*Work required:* Present each line of the entries below that holds the word "this".

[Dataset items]
-- START --

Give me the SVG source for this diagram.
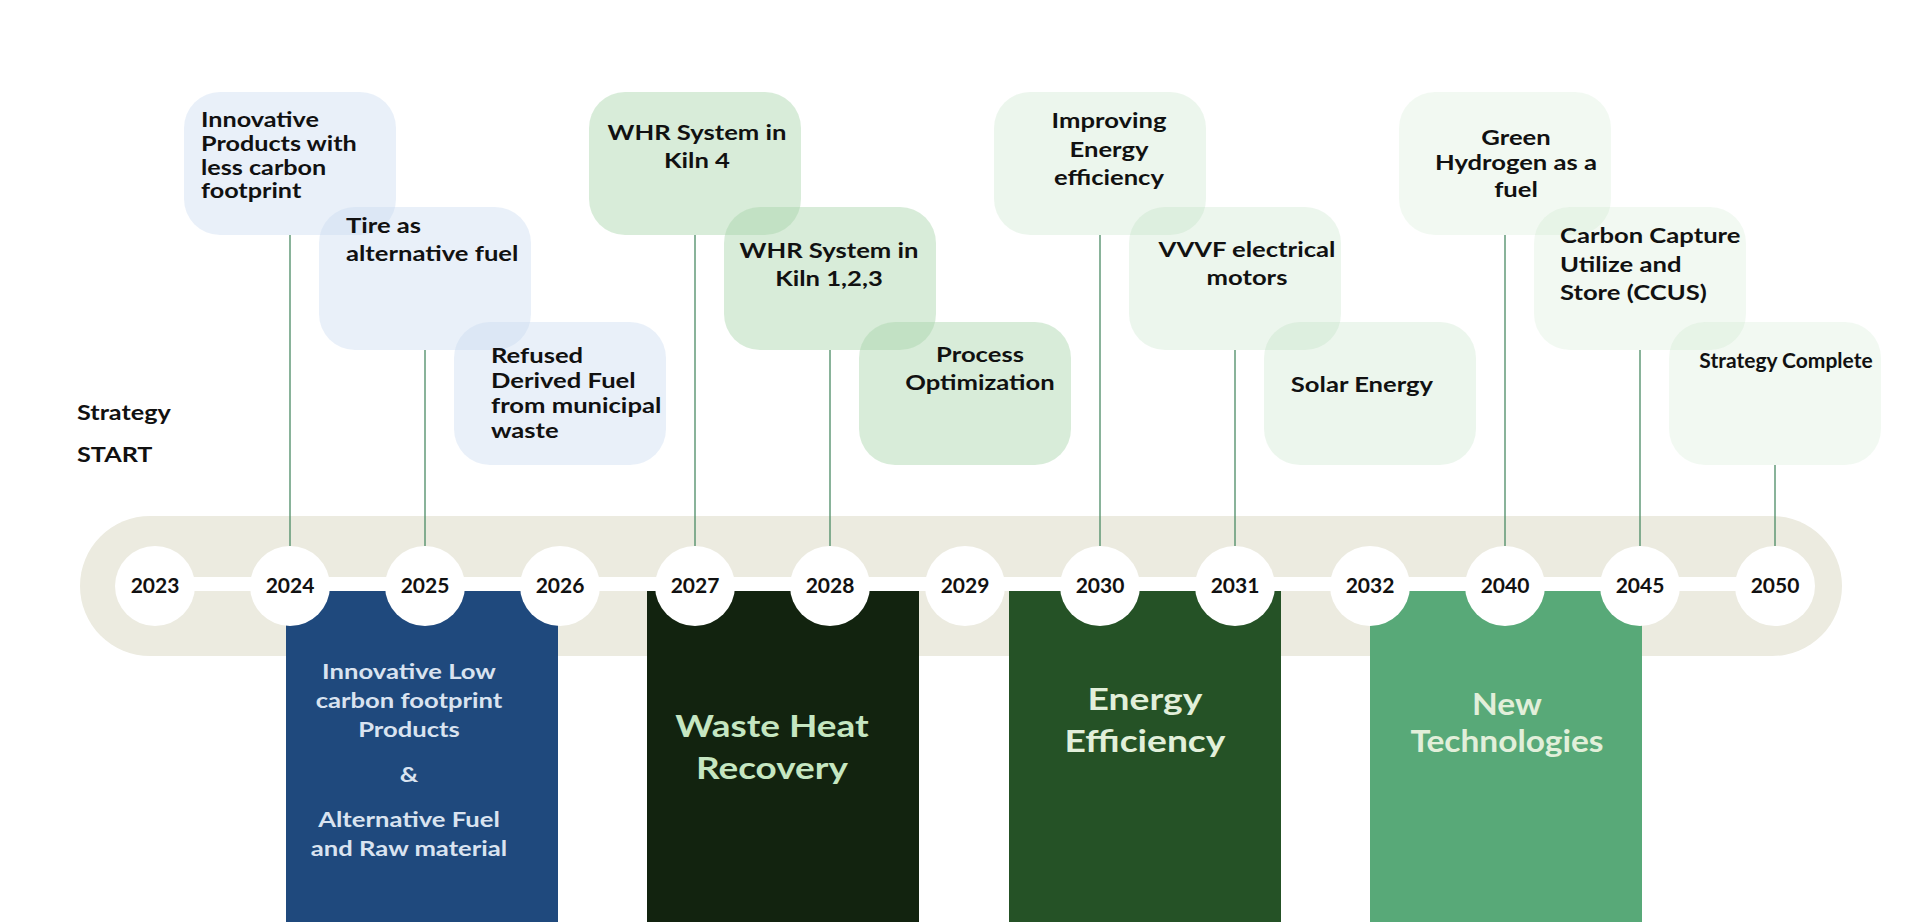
<svg xmlns="http://www.w3.org/2000/svg" width="1920" height="922" viewBox="0 0 1920 922">
<style>
.t{font-family:Lato,"Open Sans","Liberation Sans",sans-serif;font-weight:bold;fill:#111;font-size:21px}
.c{text-anchor:middle}
.yr{font-family:Lato,"Open Sans","Liberation Sans",sans-serif;font-weight:bold;fill:#111;font-size:21px;text-anchor:middle}
.bb{fill:#C9DAF0;fill-opacity:0.4}
.bg{fill:#A9D5AB;fill-opacity:0.45}
.be{fill:#A9D5AB;fill-opacity:0.22}
.bn{fill:#A9D5AB;fill-opacity:0.15}
.ln{stroke:#4A8A64;stroke-width:1.3;fill:none}
.band{font-family:Lato,"Open Sans","Liberation Sans",sans-serif;font-weight:bold;text-anchor:middle}
</style>
<rect width="1920" height="922" fill="#fff"/>
<g id="timeline">
<rect x="80" y="516" width="1762" height="140" rx="70" ry="70" fill="#ECEBE0"/>
<rect x="155" y="577" width="1620" height="14" fill="#fff"/>
</g>
<g id="band-low-carbon">
<rect x="286" y="591" width="272" height="331" fill="#1F497D"/>
<text class="band" font-size="21" fill="#D9E3F0" transform="matrix(1.22,0,0,1,-89.98,0)"><tspan x="409" y="679">Innovative Low</tspan><tspan x="409" y="708">carbon footprint</tspan><tspan x="409" y="737">Products</tspan><tspan x="409" y="782">&amp;</tspan><tspan x="409" y="827">Alternative Fuel</tspan><tspan x="409" y="856">and Raw material</tspan></text>
</g>
<g id="band-whr">
<rect x="647" y="591" width="272" height="331" fill="#12230F"/>
<text class="band" font-size="31" fill="#C5E6C1" transform="matrix(1.19,0,0,1,-146.68,0)"><tspan x="772" y="737">Waste Heat</tspan><tspan x="772" y="779">Recovery</tspan></text>
</g>
<g id="band-energy">
<rect x="1009" y="591" width="272" height="331" fill="#255226"/>
<text class="band" font-size="31" fill="#E2EFDA" transform="matrix(1.2,0,0,1,-229,0)"><tspan x="1145" y="710">Energy</tspan><tspan x="1145" y="752">Efficiency</tspan></text>
</g>
<g id="band-new">
<rect x="1370" y="591" width="272" height="331" fill="#58A978"/>
<text class="band" font-size="31" fill="#E2EFDA" transform="matrix(1.08,0,0,1,-120.56,0)"><tspan x="1507" y="715">New</tspan><tspan x="1507" y="752">Technologies</tspan></text>
</g>
<g id="connectors">
<line class="ln" x1="290" y1="235" x2="290" y2="546"/>
<line class="ln" x1="425" y1="350" x2="425" y2="546"/>
<line class="ln" x1="695" y1="235" x2="695" y2="546"/>
<line class="ln" x1="830" y1="350" x2="830" y2="546"/>
<line class="ln" x1="1100" y1="235" x2="1100" y2="546"/>
<line class="ln" x1="1235" y1="350" x2="1235" y2="546"/>
<line class="ln" x1="1505" y1="235" x2="1505" y2="546"/>
<line class="ln" x1="1640" y1="350" x2="1640" y2="546"/>
<line class="ln" x1="1775" y1="465" x2="1775" y2="546"/>
</g>
<g id="years">
<g fill="#fff">
<circle cx="155" cy="586" r="40"/><circle cx="290" cy="586" r="40"/><circle cx="425" cy="586" r="40"/><circle cx="560" cy="586" r="40"/><circle cx="695" cy="586" r="40"/><circle cx="830" cy="586" r="40"/><circle cx="965" cy="586" r="40"/><circle cx="1100" cy="586" r="40"/><circle cx="1235" cy="586" r="40"/><circle cx="1370" cy="586" r="40"/><circle cx="1505" cy="586" r="40"/><circle cx="1640" cy="586" r="40"/><circle cx="1775" cy="586" r="40"/>
</g>
<text class="yr" x="155" y="593">2023</text><text class="yr" x="290" y="593">2024</text><text class="yr" x="425" y="593">2025</text><text class="yr" x="560" y="593">2026</text><text class="yr" x="695" y="593">2027</text><text class="yr" x="830" y="593">2028</text><text class="yr" x="965" y="593">2029</text><text class="yr" x="1100" y="593">2030</text><text class="yr" x="1235" y="593">2031</text><text class="yr" x="1370" y="593">2032</text><text class="yr" x="1505" y="593">2040</text><text class="yr" x="1640" y="593">2045</text><text class="yr" x="1775" y="593">2050</text>
</g>
<g id="start">
<text class="t" transform="matrix(1.2,0,0,1,-15.4,0)"><tspan x="77" y="420">Strategy</tspan><tspan x="77" y="462">START</tspan></text>
</g>
<g id="n2024">
<rect class="bb" x="184" y="92" width="212" height="143" rx="36"/>
<text class="t" transform="matrix(1.2,0,0,1,-40.2,0)"><tspan x="201" y="127">Innovative</tspan><tspan x="201" y="151">Products with</tspan><tspan x="201" y="175">less carbon</tspan><tspan x="201" y="198">footprint</tspan></text>
</g>
<g id="n2025">
<rect class="bb" x="319" y="207" width="212" height="143" rx="36"/>
<text class="t" transform="matrix(1.22,0,0,1,-76.12,0)"><tspan x="346" y="233">Tire as</tspan><tspan x="346" y="261">alternative fuel</tspan></text>
</g>
<g id="n2026">
<rect class="bb" x="454" y="322" width="212" height="143" rx="36"/>
<text class="t" transform="matrix(1.22,0,0,1,-108.02,0)"><tspan x="491" y="363">Refused</tspan><tspan x="491" y="388">Derived Fuel</tspan><tspan x="491" y="413">from municipal</tspan><tspan x="491" y="438">waste</tspan></text>
</g>
<g id="n2027">
<rect class="bg" x="589" y="92" width="212" height="143" rx="36"/>
<text class="t c" transform="matrix(1.22,0,0,1,-153.34,0)"><tspan x="697" y="140">WHR System in</tspan><tspan x="697" y="168">Kiln 4</tspan></text>
</g>
<g id="n2028">
<rect class="bg" x="724" y="207" width="212" height="143" rx="36"/>
<text class="t c" transform="matrix(1.22,0,0,1,-182.38,0)"><tspan x="829" y="258">WHR System in</tspan><tspan x="829" y="286">Kiln 1,2,3</tspan></text>
</g>
<g id="n2029">
<rect class="bg" x="859" y="322" width="212" height="143" rx="36"/>
<text class="t c" transform="matrix(1.22,0,0,1,-215.6,0)"><tspan x="980" y="362">Process</tspan><tspan x="980" y="390">Optimization</tspan></text>
</g>
<g id="n2030">
<rect class="be" x="994" y="92" width="212" height="143" rx="36"/>
<text class="t c" transform="matrix(1.22,0,0,1,-243.98,0)"><tspan x="1109" y="128">Improving</tspan><tspan x="1109" y="157">Energy</tspan><tspan x="1109" y="185">efficiency</tspan></text>
</g>
<g id="n2031">
<rect class="be" x="1129" y="207" width="212" height="143" rx="36"/>
<text class="t c" transform="matrix(1.22,0,0,1,-274.34,0)"><tspan x="1247" y="257">VVVF electrical</tspan><tspan x="1247" y="285">motors</tspan></text>
</g>
<g id="n2032">
<rect class="be" x="1264" y="322" width="212" height="143" rx="36"/>
<text class="t c" transform="matrix(1.22,0,0,1,-299.64,0)"><tspan x="1362" y="392">Solar Energy</tspan></text>
</g>
<g id="n2040">
<rect class="bn" x="1399" y="92" width="212" height="143" rx="36"/>
<text class="t c" transform="matrix(1.22,0,0,1,-333.52,0)"><tspan x="1516" y="145">Green</tspan><tspan x="1516" y="170">Hydrogen as a</tspan><tspan x="1516" y="197">fuel</tspan></text>
</g>
<g id="n2045">
<rect class="bn" x="1534" y="207" width="212" height="143" rx="36"/>
<text class="t" transform="matrix(1.22,0,0,1,-343.2,0)"><tspan x="1560" y="243">Carbon Capture</tspan><tspan x="1560" y="272">Utilize and</tspan><tspan x="1560" y="300">Store (CCUS)</tspan></text>
</g>
<g id="n2050">
<rect class="bn" x="1669" y="322" width="212" height="143" rx="36"/>
<text class="t c" font-size="18.5"><tspan x="1786" y="368">Strategy Complete</tspan></text>
</g>
</svg>
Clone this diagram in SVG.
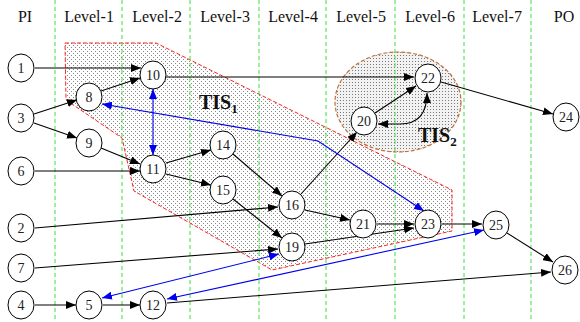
<svg xmlns="http://www.w3.org/2000/svg" width="580" height="322" viewBox="0 0 580 322">
<style>
.hdr{font-family:"Liberation Serif","Times New Roman",serif;font-size:16px;fill:#111;text-anchor:middle}
.grid{stroke:#3ae03a;stroke-width:1;stroke-dasharray:4,3}
.e{stroke:#000;stroke-width:1.1;fill:none;marker-end:url(#ab)}
.b{stroke:#0000ee;stroke-width:1.1;fill:none;marker-end:url(#abl);marker-start:url(#abl)}
.n ellipse{fill:#fff;stroke:#000;stroke-width:1}
.n text{font-family:"Liberation Serif","Times New Roman",serif;font-size:14px;fill:#222;text-anchor:middle}
.tis{font-family:"Liberation Serif","Times New Roman",serif;font-size:20px;font-weight:bold;fill:#111}
</style>
<defs>
<marker id="ab" viewBox="0 0 10 8" refX="10" refY="4" markerWidth="10" markerHeight="8" markerUnits="userSpaceOnUse" orient="auto-start-reverse"><path d="M0,0 L10,4 L0,8 z" fill="#000"/></marker>
<marker id="abl" viewBox="0 0 10 8" refX="10" refY="4" markerWidth="10" markerHeight="8" markerUnits="userSpaceOnUse" orient="auto-start-reverse"><path d="M0,0 L10,4 L0,8 z" fill="#0000ee"/></marker>
<pattern id="dots1" width="4" height="4" patternUnits="userSpaceOnUse"><rect width="4" height="4" fill="#fff"/><rect x="1" y="1" width="1" height="1" fill="#888"/><rect x="3" y="3" width="1" height="1" fill="#888"/></pattern>
<pattern id="dots2" width="3" height="3" patternUnits="userSpaceOnUse"><rect width="3" height="3" fill="#f2f2f2"/><rect x="1" y="1" width="1" height="1" fill="#777"/></pattern>
</defs>
<g id="regions">
<path id="TIS1-region" d="M65,43 L156,43 L452,190 L452,231 L272,270 L134,191 L122,138 L66,100 Z" fill="url(#dots1)" stroke="#ff2020" stroke-width="1" stroke-dasharray="4,2"/>
<ellipse id="TIS2-region" cx="398" cy="102" rx="63" ry="50" fill="url(#dots2)" stroke="#c0703a" stroke-width="1.2" stroke-dasharray="4,2"/>
</g>
<g id="grid">
<line class="grid" x1="55" y1="0" x2="55" y2="322"/>
<line class="grid" x1="122" y1="0" x2="122" y2="322"/>
<line class="grid" x1="190" y1="0" x2="190" y2="322"/>
<line class="grid" x1="259" y1="0" x2="259" y2="322"/>
<line class="grid" x1="326" y1="0" x2="326" y2="322"/>
<line class="grid" x1="395" y1="0" x2="395" y2="322"/>
<line class="grid" x1="464" y1="0" x2="464" y2="322"/>
<line class="grid" x1="531" y1="0" x2="531" y2="322"/>
</g>
<g id="headers">
<text class="hdr" x="25" y="22">PI</text>
<text class="hdr" x="89" y="22">Level-1</text>
<text class="hdr" x="157" y="22">Level-2</text>
<text class="hdr" x="225" y="22">Level-3</text>
<text class="hdr" x="293" y="22">Level-4</text>
<text class="hdr" x="361" y="22">Level-5</text>
<text class="hdr" x="430" y="22">Level-6</text>
<text class="hdr" x="497" y="22">Level-7</text>
<text class="hdr" x="564" y="22">PO</text>
</g>
<g id="connectors">
<path class="e" d="M35,68 L141,68"/>
<path class="e" d="M34,114 L77,100"/>
<path class="e" d="M34,123 L77,138"/>
<path class="e" d="M101,91 L140,78"/>
<path class="e" d="M101,148 L140,164"/>
<path class="e" d="M35,171 L140,171"/>
<path class="b" d="M153,89 L153,155"/>
<path class="e" d="M166,163 L211,150"/>
<path class="e" d="M166,174 L211,185"/>
<path class="e" d="M233,154 L282,196"/>
<path class="e" d="M233,199 L282,238"/>
<path class="e" d="M35,228 L278,207"/>
<path class="e" d="M35,268 L278,249"/>
<path class="e" d="M35,305 L76,305"/>
<path class="e" d="M103,305 L140,305"/>
<path class="e" d="M167,303 L551,272"/>
<path class="e" d="M301,194 L357,132"/>
<path class="e" d="M305,210 L350,220"/>
<path class="e" d="M377,224 L414,224"/>
<path class="e" d="M305,244 L414,228"/>
<path class="e" d="M442,224 L482,224"/>
<path class="e" d="M507,233 L553,262"/>
<path class="e" d="M166,77 L414,77"/>
<path class="e" d="M375,113 L416,86"/>
<path class="e" style="marker-start:url(#ab)" d="M427,93 C427,112 420,124 400,124 L378,124"/>
<path class="e" d="M441,82 L553,114"/>
<path class="b" d="M102,104 L318,141 L424,211"/>
<path class="b" d="M102,298 L279,254"/>
<path class="b" d="M167,299 L484,230"/>
</g>
<g id="n1" class="n"><ellipse cx="21" cy="68" rx="13" ry="14"/><text x="21" y="73">1</text></g>
<g id="n3" class="n"><ellipse cx="21" cy="118" rx="13" ry="14"/><text x="21" y="123">3</text></g>
<g id="n6" class="n"><ellipse cx="21" cy="171" rx="13" ry="14"/><text x="21" y="176">6</text></g>
<g id="n2" class="n"><ellipse cx="21" cy="228" rx="13" ry="14"/><text x="21" y="233">2</text></g>
<g id="n7" class="n"><ellipse cx="21" cy="268" rx="13" ry="14"/><text x="21" y="273">7</text></g>
<g id="n4" class="n"><ellipse cx="21" cy="305" rx="13" ry="14"/><text x="21" y="310">4</text></g>
<g id="n8" class="n"><ellipse cx="89" cy="97" rx="13" ry="14"/><text x="89" y="102">8</text></g>
<g id="n9" class="n"><ellipse cx="89" cy="143" rx="13" ry="14"/><text x="89" y="148">9</text></g>
<g id="n5" class="n"><ellipse cx="89" cy="305" rx="13" ry="14"/><text x="89" y="310">5</text></g>
<g id="n10" class="n"><ellipse cx="153" cy="75" rx="13" ry="14"/><text x="153" y="80">10</text></g>
<g id="n11" class="n"><ellipse cx="153" cy="169" rx="13" ry="14"/><text x="153" y="174">11</text></g>
<g id="n12" class="n"><ellipse cx="153" cy="305" rx="13" ry="14"/><text x="153" y="310">12</text></g>
<g id="n14" class="n"><ellipse cx="223" cy="145" rx="13" ry="14"/><text x="223" y="150">14</text></g>
<g id="n15" class="n"><ellipse cx="223" cy="190" rx="13" ry="14"/><text x="223" y="195">15</text></g>
<g id="n16" class="n"><ellipse cx="292" cy="205" rx="13" ry="14"/><text x="292" y="210">16</text></g>
<g id="n19" class="n"><ellipse cx="292" cy="247" rx="13" ry="14"/><text x="292" y="252">19</text></g>
<g id="n20" class="n"><ellipse cx="364" cy="121" rx="13" ry="14"/><text x="364" y="126">20</text></g>
<g id="n21" class="n"><ellipse cx="363" cy="224" rx="13" ry="14"/><text x="363" y="229">21</text></g>
<g id="n22" class="n"><ellipse cx="428" cy="78" rx="13" ry="14"/><text x="428" y="83">22</text></g>
<g id="n23" class="n"><ellipse cx="428" cy="224" rx="13" ry="14"/><text x="428" y="229">23</text></g>
<g id="n24" class="n"><ellipse cx="566" cy="117" rx="13" ry="14"/><text x="566" y="122">24</text></g>
<g id="n25" class="n"><ellipse cx="496" cy="225" rx="13" ry="14"/><text x="496" y="230">25</text></g>
<g id="n26" class="n"><ellipse cx="565" cy="270" rx="13" ry="14"/><text x="565" y="275">26</text></g>
<g id="labels">
<text class="tis" x="199" y="109">TIS<tspan font-size="13" dy="4">1</tspan></text>
<text class="tis" x="418" y="142">TIS<tspan font-size="13" dy="4">2</tspan></text>
</g>
</svg>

-- END --

*The output:*
Give me the SVG source for this diagram.
Clone this diagram in SVG.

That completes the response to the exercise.